Friday, July 3, 2009

Max Beerbohm on Goethe

Goethe has more than once been described as "the perfect man." He was assuredly a personage on the great scale, in the grand manner, gloriously balanced, rounded. And it is a fact that he was not made of marble. He started with all the disadvantages of flesh and blood, and retained them to the last. Yet from no angle, as he went his long way, could it be plausibly hinted that he wasn't sublime. Endearing though failure always is, we grudge no man a moderately successful career, and glory itself we will wink at if it befall some thoroughly good fellow. But a man whose career was glorious without intermission, decade after decade, does sorely try our patience. He, we know, cannot have been a thoroughly good fellow. Of Goethe we are shy for such reasons as that he was never injudicious, never lazy, always in his best form -- and always in love with some lady or another just so much as was good for the development of his soul and his art, but never more than that by a tittle.

The above assessment of Goethe is by the English "parodist" and caricaturist Max Beerbohm (1872-1956), seen here in a caricature by Walter Sickert in 1891 for Vanity Fair. (What a lifetime: from the Victorian era to the era of the Bomb.)  It is from an essay by Beerbohm called "Quia Imperfectum" from 1918, in which he shows a pretty good knowledge of Goethe. The essay is rather tongue in cheek, mostly about Goethe's relationship with Tischbein and the famous painting of Goethe in the Campagna. For the entire essay, see here.

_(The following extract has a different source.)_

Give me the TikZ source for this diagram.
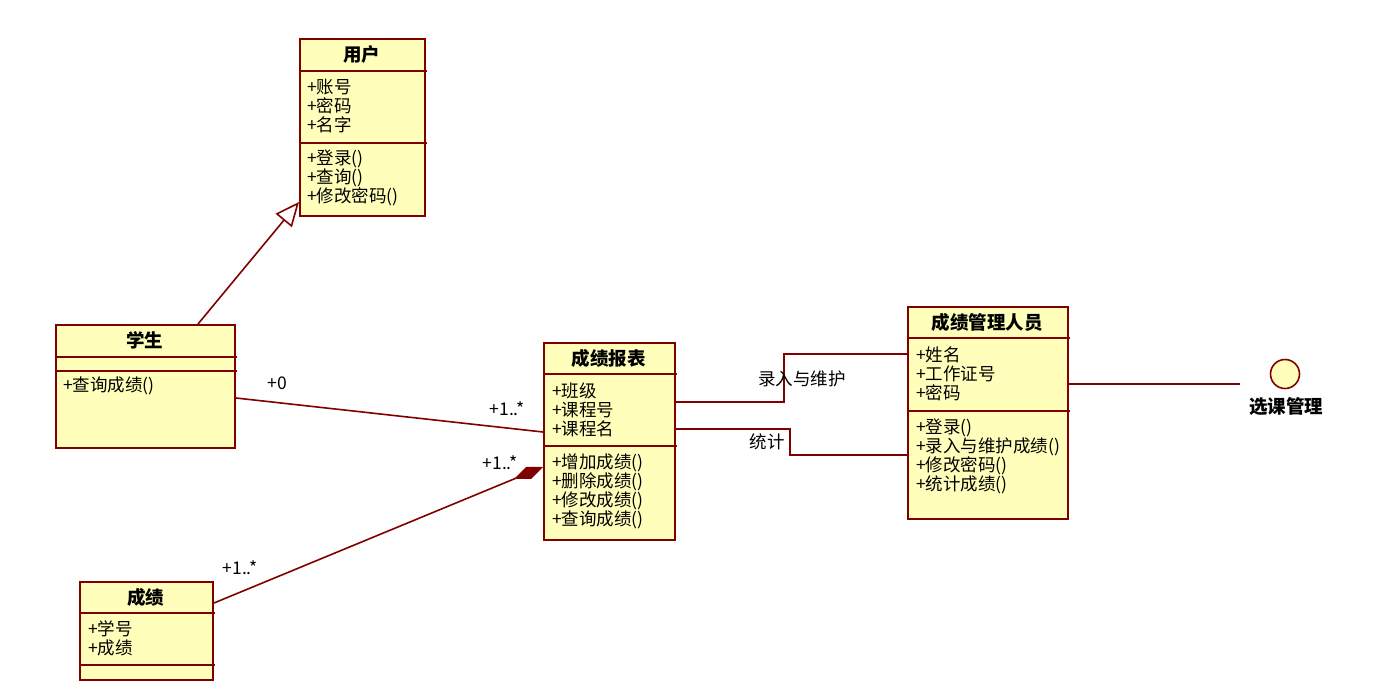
\documentclass[tikz,border=0pt]{standalone}
\usepackage{fontspec}
\setmainfont{Noto Sans CJK SC}
\usetikzlibrary{arrows.meta}
\definecolor{umlred}{RGB}{128,0,0}
\definecolor{umlfill}{RGB}{255,255,187}

\tikzset{
  classbox/.style = {draw=umlred, fill=umlfill, line width=2pt, anchor=north west, inner sep=0pt},
  classname/.style = {font=\bfseries\fontsize{18.5}{19}\selectfont},
  members/.style = {anchor=west, align=left, inner sep=0pt, font=\fontsize{17.5}{19}\selectfont},
  sep/.style = {draw=umlred, line width=2pt},
  conn/.style = {draw=umlred, line width=1.6pt},
  mult/.style = {font=\fontsize{17.5}{19}\selectfont}
}

\begin{document}
\begin{tikzpicture}[x=1pt, y=-1pt]
\useasboundingbox (0,0) rectangle (1398,681);

% classes
\node[classbox, minimum width=125pt, minimum height=177pt] (user) at (299,38) {};
\draw[sep] (user.west |- 0,71) -- ++(128,0);
\draw[sep] (user.west |- 0,143) -- ++(128,0);
\node[classname] (user-t) at (361.5,54.5) {用户};
\node[members] (user-a) at (307,106) {+账号\\+密码\\+名字};
\node[members] (user-m) at (307,177.5) {+登录()\\+查询()\\+修改密码()};

\node[classbox, minimum width=179pt, minimum height=123pt] (student) at (55,324) {};
\draw[sep] (student.west |- 0,357) -- ++(182,0);
\draw[sep] (student.west |- 0,371) -- ++(182,0);
\node[classname] (student-t) at (144.5,340.5) {学生};
\node[members] (student-m) at (63,386) {+查询成绩()};

\node[classbox, minimum width=131pt, minimum height=197pt] (report) at (543,342) {};
\draw[sep] (report.west |- 0,374) -- ++(134,0);
\draw[sep] (report.west |- 0,446) -- ++(134,0);
\node[classname] (report-t) at (608.5,358) {成绩报表};
\node[members] (report-a) at (552,409.5) {+班级\\+课程号\\+课程名};
\node[members] (report-m) at (552,491.5) {+增加成绩()\\+删除成绩()\\+修改成绩()\\+查询成绩()};

\node[classbox, minimum width=160pt, minimum height=212pt] (admin) at (907,306) {};
\draw[sep] (admin.west |- 0,338) -- ++(163,0);
\draw[sep] (admin.west |- 0,411) -- ++(163,0);
\node[classname] (admin-t) at (987,322) {成绩管理人员};
\node[members] (admin-a) at (916,374) {+姓名\\+工作证号\\+密码};
\node[members] (admin-m) at (916,456) {+登录()\\+录入与维护成绩()\\+修改密码()\\+统计成绩()};

\node[classbox, minimum width=133pt, minimum height=98pt] (score) at (79,581) {};
\draw[sep] (score.west |- 0,613) -- ++(136,0);
\draw[sep] (score.west |- 0,665) -- ++(136,0);
\node[classname] (score-t) at (145.5,597) {成绩};
\node[members] (score-a) at (88,638) {+学号\\+成绩};

% interface
\node[circle, draw=umlred, fill=umlfill, line width=1.6pt, minimum size=29pt, inner sep=0pt] (iface) at (1285,374) {};
\node[classname] (iface-t) at (1286,407) {选课管理};
\coordinate (iface-end) at (1240,384);

% connectors
\draw[conn, -{Triangle[open, length=24pt, width=21pt, fill=white]}] (student.north -| 198,0) -- (user.west |- 0,202);
\draw[conn] (student.east |- 0,398) -- (report.west |- 0,432);
\draw[conn, -{Diamond[length=31pt, width=13pt, fill=umlred]}] (score.east |- 0,603) -- (report.west |- 0,467);
\draw[conn] (report.east |- 0,402) -- ++(108,0) |- (admin.west |- 0,354);
\draw[conn] (report.east |- 0,429) -- ++(114,0) |- (admin.west |- 0,455);
\draw[conn] (admin.east |- 0,384) -- (iface-end);

% labels
\node[mult] (m1) at (277,383) {+0};
\node[mult] (m2) at (507,409) {+1..*};
\node[mult] (m3) at (500,463) {+1..*};
\node[mult] (m4) at (240,568) {+1..*};
\node[mult] (l1) at (802,379) {录入与维护};
\node[mult] (l2) at (767,442) {统计};
\end{tikzpicture}
\end{document}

Beerbohm reminded me that Goethe had not seen the finished painting. It was given to the Städel Museum in Frankfurt in 1878 by the Baroness Salomon de Rothschild, also known (according to the Städel site, as "Adèle Hannah Caroline von Rothschild" (1843-1922), who was living in Paris when she made the bequest. How the painting got from Italy to Paris is not indicated.

1 comment:

Zentrist said...

Beerbohm is a familiar name but an unfamiliar person--to me. Thank you for this introduction and for these very interesting notes on Geothe. I've got out my two volume translation of Faust; also a story by Goethe called "The Attorney." Reading "Sorrows" a couple of years ago was like going home, with "home" being the very deepest, and also the most problematical...yearnings of the mind and body. Oh, youth! "Werther" influenced so much and so many, perhaps also Feuerbach, who apparently tried to turn Hegelian "abstraction" on its head, bringing back the "sensuousness" of the body and its implacable yearnings.